I totally agree with you and feel the same way about when a great day happens and I actually get my list of things done. I usually take Bryant around the house showing him all the clean rooms and that the laundry is done and PUT away, like I'm a little kid. I get so proud of myself when I do it! Feels good! But, I kind of think that it only happens every once in a while so that I can have that good feeling and be grateful for ROCKIN' my world! Thanks for sharing!
wow, I don't have it all together right now, not anywhere close (sorry about the zucchini), and now I'm terified for when this first baby comes! I don't think I can get worse . . .! We may have to move home with our parents.
Glad you had a productive day, I felt good about my Saturday but I accomplished about half of what you did. You are Wonder Woman
I totally relate to this post. I've had to be okay with less than perfect as well.

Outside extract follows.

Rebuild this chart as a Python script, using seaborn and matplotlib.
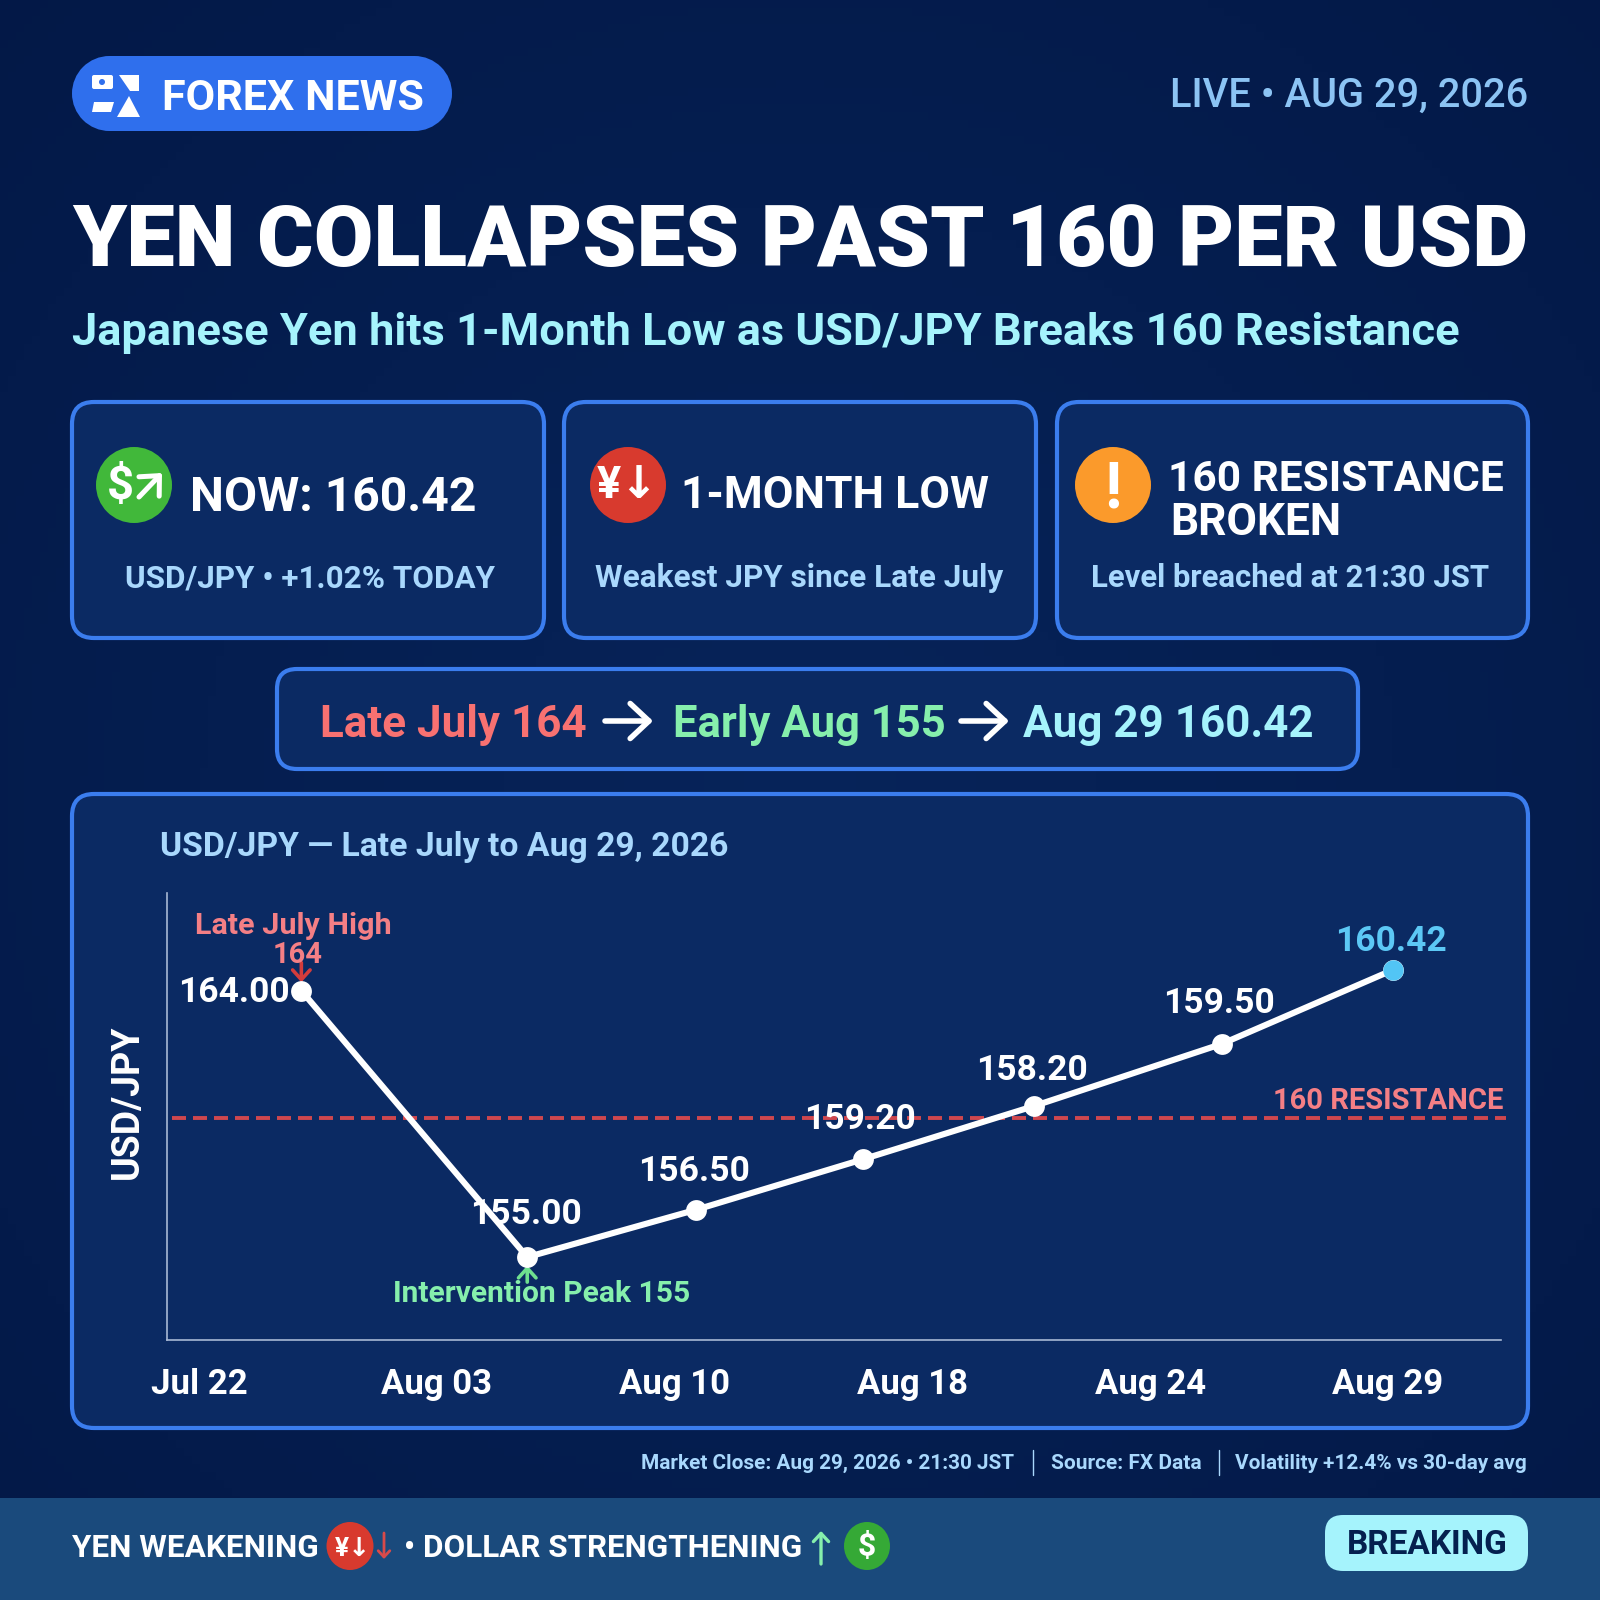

Congratulations on little girl baby! I'm soooooo excited for you!
I agree with Janelle... with every kid.. the house gets less perfect. Instead of once a week mopping the floors it might be every three weeks. :) It's okay! Loved this post!
I can totally relate. I have been struggling so much lately feeling like I am not really good at anything. I know people with even more kids than I have who are so talented and do way more than I do, and it gets me down. I guess my problem is that I am hard on myself AND I compare myself to others -- bad combination! But I do have four happy, healthy children and a great husband who loves me. I can't ask for more!
I am always amazed at all you do -- you are so crafty, you can (that is quite an undertaking), garden, and you work on top of it all! Wonder Woman! (Did you get your invisible airplane yet?)
One more thing: Congratulations on your baby girl! I am so happy for you!